══ DATA ENTRIES

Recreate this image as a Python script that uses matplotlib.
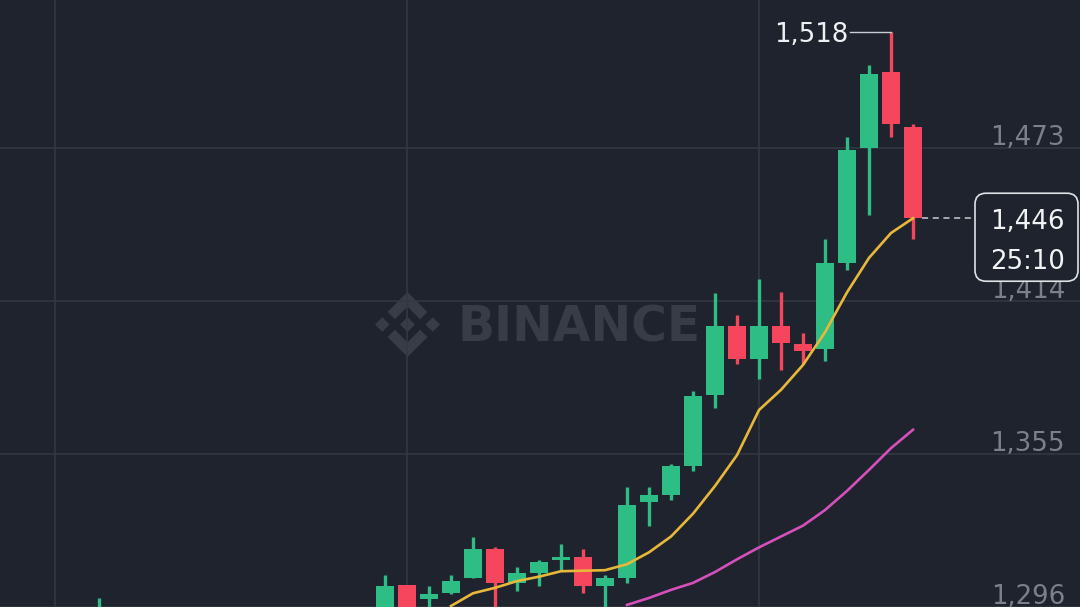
import matplotlib
matplotlib.use("Agg")
import matplotlib.pyplot as plt
from matplotlib.patches import Polygon, FancyBboxPatch
from matplotlib.transforms import IdentityTransform

# candle data (index 0 = first fully visible candle)
candle_idx = [-13] + list(range(0, 25))
opens = [1290.0, 1294.0, 1304.3, 1299.2, 1301.3, 1307.3, 1318.3, 1305.4, 1309.3, 1314.3, 1315.2,
         1304.2, 1307.3, 1336.6, 1339.3, 1350.4, 1377.8, 1404.6, 1391.8, 1404.6, 1397.6,
         1395.6, 1428.8, 1473.2, 1502.4, 1481.1]
highs = [1299.5, 1308.3, 1304.6, 1304.1, 1308.3, 1323.2, 1319.3, 1311.3, 1314.3, 1320.3, 1318.3,
         1308.3, 1342.4, 1342.4, 1351.0, 1379.5, 1417.0, 1408.8, 1422.7, 1417.7, 1401.7,
         1438.0, 1477.3, 1505.3, 1518.0, 1482.4]
lows = [1284.0, 1290.0, 1293.0, 1295.0, 1301.2, 1307.2, 1294.0, 1302.2, 1304.2, 1310.2, 1301.3,
        1294.0, 1305.4, 1327.4, 1337.4, 1348.5, 1372.7, 1389.7, 1383.8, 1387.6, 1389.7,
        1390.8, 1425.9, 1447.1, 1477.3, 1438.0]
closes = [1295.0, 1304.1, 1295.0, 1301.2, 1306.1, 1318.3, 1305.4, 1309.2, 1313.3, 1315.3, 1304.2,
          1307.1, 1335.4, 1339.3, 1350.4, 1377.6, 1404.6, 1391.8, 1404.6, 1397.8, 1394.8,
          1428.8, 1472.2, 1501.5, 1482.3, 1446.0]

ma7_idx = list(range(3, 25))
ma7 = [1296.4, 1301.3, 1303.4, 1306.0, 1307.7, 1309.8, 1310.0, 1310.2, 1312.5, 1317.1, 1323.2,
       1332.0, 1342.7, 1354.6, 1372.0, 1379.8, 1389.4, 1402.0, 1417.4, 1430.7, 1440.3, 1446.0]
ma25_idx = list(range(11, 25))
ma25 = [1296.8, 1299.5, 1302.6, 1305.3, 1309.5, 1314.4, 1319.0, 1323.2, 1327.4, 1333.4,
        1340.8, 1348.9, 1357.3, 1364.4]

price_ticks = [1296, 1355, 1414, 1473]
tick_labels = ['1,296', '1,355', '1,414', '1,473']
v_grid = [-15, 1, 17]
last_price = '1,446'
countdown = '25:10'
max_label = '1,518'

bg = '#1f232d'
grid_c = '#333844'
up_c = '#2ebd85'
down_c = '#f6465d'
wm_c = '#373c47'

W, H = 1080, 607
fig = plt.figure(figsize=(W / 100, H / 100), dpi=100)
fig.patch.set_facecolor(bg)
ax = fig.add_axes([0, 0, 1, 1])
ax.set_facecolor(bg)
ax.set_xlim(-17.5, 31.59)
ax.set_ylim(1298.0, 1530.2)
for s in ax.spines.values():
    s.set_visible(False)
ax.set_xticks(v_grid)
ax.set_yticks(price_ticks)
ax.tick_params(length=0, labelbottom=False, labelleft=False)
ax.grid(True, color=grid_c, lw=1.1)
ax.set_axisbelow(True)

# watermark
ax.text(457 / W, 1 - 342 / H, 'BINANCE', transform=ax.transAxes, ha='left', va='baseline',
        fontsize=35, fontweight='bold', color=wm_c, zorder=0.2, family='DejaVu Sans')
logo = [
    [(38.73, 53.2), (63.3, 28.64), (87.89, 53.22), (102.19, 38.92), (63.3, 0), (24.42, 38.9)],
    [(0, 63.31), (14.3, 49), (28.6, 63.31), (14.3, 77.61)],
    [(38.73, 73.41), (63.3, 97.99), (87.89, 73.4), (102.19, 87.7), (63.3, 126.61), (24.42, 87.7)],
    [(98.01, 63.31), (112.31, 49), (126.61, 63.31), (112.31, 77.61)],
    [(77.83, 63.3), (63.3, 48.76), (48.77, 63.28), (63.3, 77.82)],
]
sc = 65 / 126.61
for poly in logo:
    pts = [((375 + px * sc) / W, 1 - (292 + py * sc) / H) for px, py in poly]
    ax.add_patch(Polygon(pts, closed=True, fc=wm_c, ec='none', transform=ax.transAxes, zorder=0.2))

# candles
cols = [up_c if c >= o else down_c for o, c in zip(opens, closes)]
ax.vlines(candle_idx, lows, highs, colors=cols, lw=2.4, zorder=2)
bottoms = [min(o, c) for o, c in zip(opens, closes)]
heights = [max(abs(c - o), 0.8) for o, c in zip(opens, closes)]
ax.bar(candle_idx, heights, bottom=bottoms, width=0.86, color=cols, zorder=3)

# moving averages
ax.plot(ma7_idx, ma7, color='#e8b83a', lw=1.9, zorder=4, solid_joinstyle='round')
ax.plot(ma25_idx, ma25, color='#d54fbd', lw=1.9, zorder=4, solid_joinstyle='round')

# y labels on right
for v, lab in zip(price_ticks, tick_labels):
    ax.annotate(lab, xy=(1, v), xycoords=('axes fraction', 'data'), xytext=(-15, 3),
                textcoords='offset pixels', ha='right', va='baseline', fontsize=18.7,
                color='#7b808a', zorder=5, annotation_clip=False)

# max price marker
imax = highs.index(max(highs))
xmax = candle_idx[imax]
ax.plot([xmax - 41 / 22, xmax], [highs[imax], highs[imax]], color='#c9cdd4', lw=1.0, zorder=5)
ax.annotate(max_label, xy=(xmax - 41 / 22, highs[imax]), xytext=(-2, -10.5),
            textcoords='offset pixels', ha='right', va='baseline', fontsize=18.7,
            color='#eef0f3', zorder=5)

# last price line + box
fig.canvas.draw()
lp = closes[-1]
px, py = ax.transData.transform((candle_idx[-1], lp))
box_left = 975
x_box = ax.transData.inverted().transform((box_left, py))[0]
ax.plot([candle_idx[-1] + 0.43, x_box], [lp, lp], color='#c9cdd4', lw=1.1,
        dashes=(4, 3), zorder=5)
box = FancyBboxPatch((box_left, py - 63), 103, 88, boxstyle='round,pad=0,rounding_size=11',
                     transform=IdentityTransform(), fc=bg, ec='#dfe2e6', lw=1.2, zorder=6,
                     clip_on=False)
ax.add_patch(box)
ax.annotate(last_price, xy=(1, lp), xycoords=('axes fraction', 'data'), xytext=(-15, -11),
            textcoords='offset pixels', ha='right', va='baseline', fontsize=18.7,
            color='#f2f3f5', zorder=7)
ax.annotate(countdown, xy=(1, lp), xycoords=('axes fraction', 'data'), xytext=(-15, -51),
            textcoords='offset pixels', ha='right', va='baseline', fontsize=18.7,
            color='#f2f3f5', zorder=7)

fig.savefig('out.png', dpi=100, facecolor=bg)
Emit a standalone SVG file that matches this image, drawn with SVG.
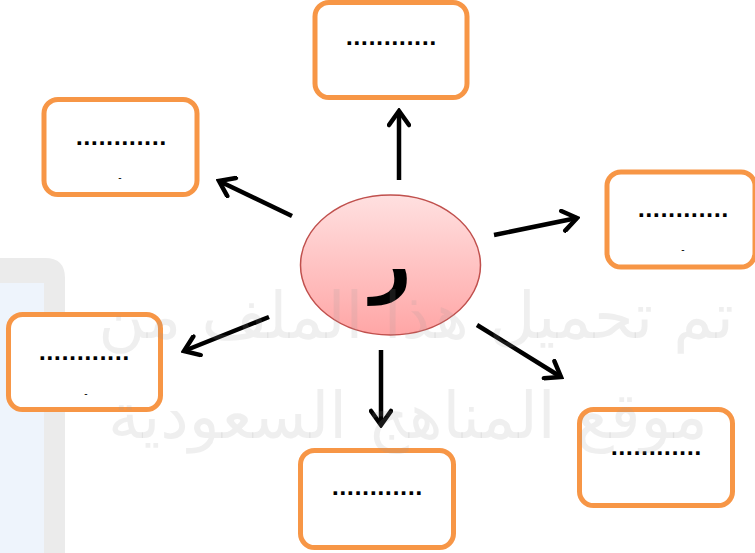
<svg xmlns="http://www.w3.org/2000/svg" width="755" height="553" viewBox="0 0 755 553">
<defs>
<style>
.box{fill:#fff;stroke:#F79646;stroke-width:5}
.dots{font-family:"DejaVu Sans",sans-serif;font-size:20px;font-weight:bold;fill:#000;text-anchor:middle}
.dash{font-family:"Liberation Sans",sans-serif;font-size:10px;fill:#000;text-anchor:middle}
.arr{stroke:#000;stroke-width:4.5;fill:none;marker-end:url(#ah)}
.wm{font-family:"DejaVu Sans",sans-serif;font-size:64px;fill:#9a9a9a;fill-opacity:0.16;text-anchor:middle}
</style>
<linearGradient id="g" x1="0" y1="0" x2="0" y2="1">
<stop offset="0" stop-color="#FFE0E0"/>
<stop offset="1" stop-color="#FFA6A6"/>
</linearGradient>
<marker id="ah" viewBox="0 0 20 24" refX="17" refY="12" markerWidth="20" markerHeight="24" markerUnits="userSpaceOnUse" orient="auto">
<path d="M3,2 L17,12 L3,22" fill="none" stroke="#000" stroke-width="4.5" stroke-linecap="round" stroke-linejoin="miter"/>
</marker>
</defs>
<g id="logo">
<path d="M0,258 H45 Q65,258 65,278 V553 H0 Z" fill="#EBEBEB"/>
<rect x="0" y="283" width="44" height="270" fill="#EEF4FC"/>
</g>
<g id="connectors">
<line class="arr" x1="399" y1="180" x2="399" y2="111"/>
<line class="arr" x1="292" y1="216" x2="219" y2="181"/>
<line class="arr" x1="494" y1="235" x2="577" y2="218"/>
<line class="arr" x1="269" y1="317" x2="184" y2="351"/>
<line class="arr" x1="381" y1="350" x2="381" y2="425"/>
<line class="arr" x1="477" y1="325" x2="561" y2="377"/>
</g>
<g id="center">
<ellipse cx="390.5" cy="265" rx="90" ry="70" fill="url(#g)" stroke="#C0504D" stroke-width="1.5"/>
<text x="391" y="288" font-family="DejaVu Sans,sans-serif" font-size="72" font-weight="bold" text-anchor="middle" fill="#000">ر</text>
</g>
<g id="n-top">
<rect class="box" x="315" y="2.5" width="152" height="95" rx="14"/>
<text class="dots" x="391" y="45">............</text>
</g>
<g id="n-topleft">
<rect class="box" x="44" y="99.5" width="153" height="95" rx="14"/>
<text class="dots" x="121" y="145">............</text>
<text class="dash" x="120" y="181">-</text>
</g>
<g id="n-right">
<rect class="box" x="607" y="172" width="148" height="95" rx="14"/>
<text class="dots" x="683" y="217">............</text>
<text class="dash" x="683" y="253">-</text>
</g>
<g id="n-left">
<rect class="box" x="8.5" y="314.5" width="152" height="95" rx="14"/>
<text class="dots" x="84" y="360">............</text>
<text class="dash" x="86" y="397">-</text>
</g>
<g id="n-bottomright">
<rect class="box" x="579.5" y="409.5" width="153" height="96" rx="14"/>
<text class="dots" x="656" y="455">............</text>
</g>
<g id="n-bottom">
<rect class="box" x="300.5" y="450.5" width="153" height="97" rx="14"/>
<text class="dots" x="377" y="495">............</text>
</g>
<g id="watermark">
<text class="wm" x="416" y="338" direction="rtl">تم تحميل هذا الملف من</text>
<text class="wm" x="408" y="438" direction="rtl">موقع المناهج السعودية</text>
</g>
</svg>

════

• [WHAT TO PRODUCE]:
Print exactly the first line of the entries and every line after it through the one that contains "from matplotlib.transforms import", leaving the pictures out.

• [SOLVED PROBLEM]:
Recreate this image as a Python script that uses matplotlib.
import matplotlib
matplotlib.use("Agg")
import matplotlib.pyplot as plt
from matplotlib.patches import Polygon, FancyBboxPatch
from matplotlib.transforms import IdentityTransform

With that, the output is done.